Ne alaka değil mi? Kıbrıs sorunu ve Platon... Bu cuma gösterime girecek 'Gölgeler ve Suretler'i eğer izlerseniz, başlığa siz de hak vereceksiniz. Kıbrıs'ta Türkler ile Rumlar arasındaki ilk büyük kopuşun yaşandığı 1963 olaylarını, ünlü filozof Platon'un mağara metaforuyla anlatmak herhalde Derviş Zaim gibi bir büyük ustaya yakışırdı. Farkındayım, yazı bayağı karışık başladı. Hatta şimdiden korktunuz filmden. Sakın korkmayın! Zaim, Kıbrıs'taki trajedinin çıkış noktasını mağara metaforuyla çok basit özetliyor.
UYANDIRMAK ZOR
Platon'un mağarası öyle birkaç satırla anlatılacak bir metafor değil ama yine de kısa bir özet geçmeye çalışayım... Bir mağara düşünün.
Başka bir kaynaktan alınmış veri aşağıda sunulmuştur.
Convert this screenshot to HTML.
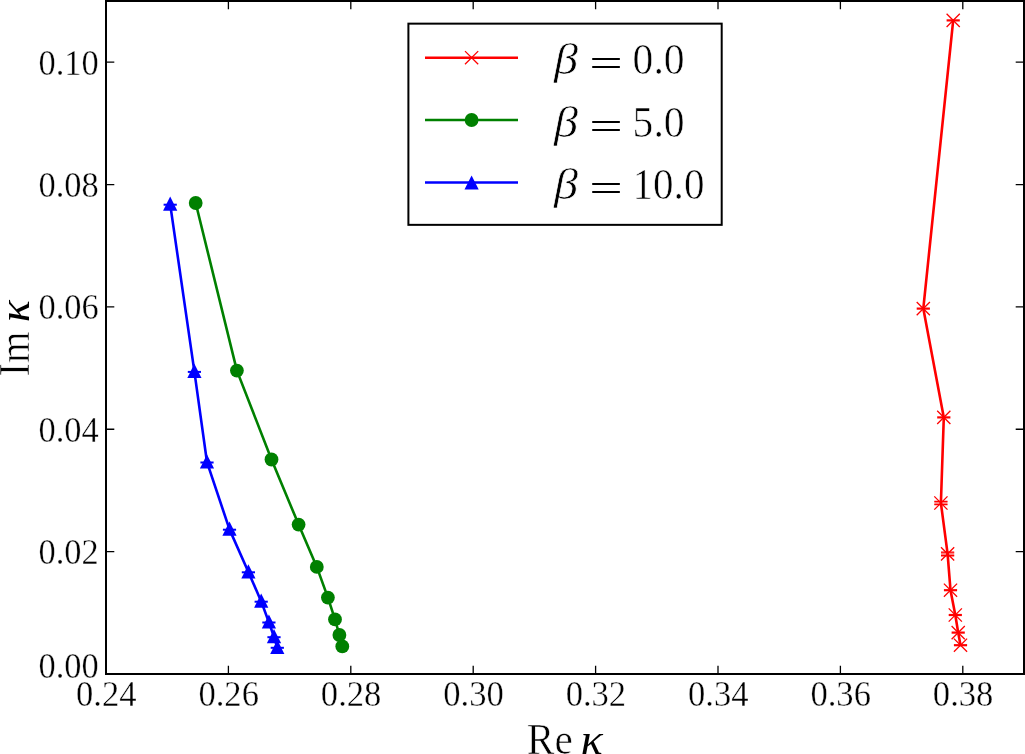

Burada insanların, mağaranın çıkışına sırtları gelecek şekilde, boyun, el ve ayaklarından zincirli olduğunu hayal edin. Sadece mağaranın duvarına bakabiliyorlar! Arkalarından bir ışık geliyor ama bu ışıktan duvara yansıyan gölgeleri görebiliyorlar. Gölgeler gerçek değil, yalan. Gerçekleri ise sadece mağaradan dışarıya çıkabilenler, yani 'uyanışı' yaşayanlar görebiliyor. Gerçeği görenlerin işi ise daha zor. Mağaradakilere göremedikleri gerçeği anlatmak zorundalar. İşte insanlık tarihindeki gerçekle, yalanın savaşı da bundan ibaret... Gerçekleri, doğruları göremeyen büyük yığınlar ve onlara gerçekleri anlatmaya çalışan az sayıda insan...
MAĞARADAN ÇIKMAK...
Zaim, filmde gölgeleri resmi tarih, gerçekleri ise insanoğlunun büyük zaafları olarak sunuyor... Bunu 'Karagöz ve Hacivat' oyunuyla anlatması da başka bir eşsiz metafor. Filmde anlatılanlar, din ve ırk uğruna çıkartılan savaşın evrensel bir özeti aslında. "Kim başlattı?" sorusu önemliyse, eğer, Rum çeteleri, köylere saldırıp Türkleri öldürüyor. Gençlerin öfkesi yaşlıların sağduyusuna ezip geçiyor. Masum bir Türk çoban öldürülüyor, sonra Türkler masum bir Rum çobanın canını alıyor... Gerisi malum, bir hiç uğuruna kardeşin kardeşi boğazlaması... Zaim'in 'kim haklı, kim haksız' tartışmasını filmin geneline yaymaması da önemli. Aslında haklıyı ararsan çözüme ulaşamazsın. Tek bir gerçek var, o da; insanoğlunun karanlık doğası! 'Karagöz ve Hacivat' oynatıcısının film boyunca "Belki bir gün aklımız ve ruhumuz arasında bir denge olur, iyi insanlar olur ve mağaradan çıkarız..." demesinin bir sebebi var! Bir masum çoban için başka bir masum çobanı öldürmediğimizde mağaradan çıkacağız! 'Gölgeler ve Suretler' sadece felsefi açılımlarıyla değil, oyunculukları, kurgusu ve sinema diliyle de etkileyici. Bence Kıbrıs sorununa dair bugüne kadar çekilmiş en başarılı film vizyona giriyor. Filmi asıl başarılı yapan ise insanoğlunun karanlık dünyasına yelken açan evrensel dili.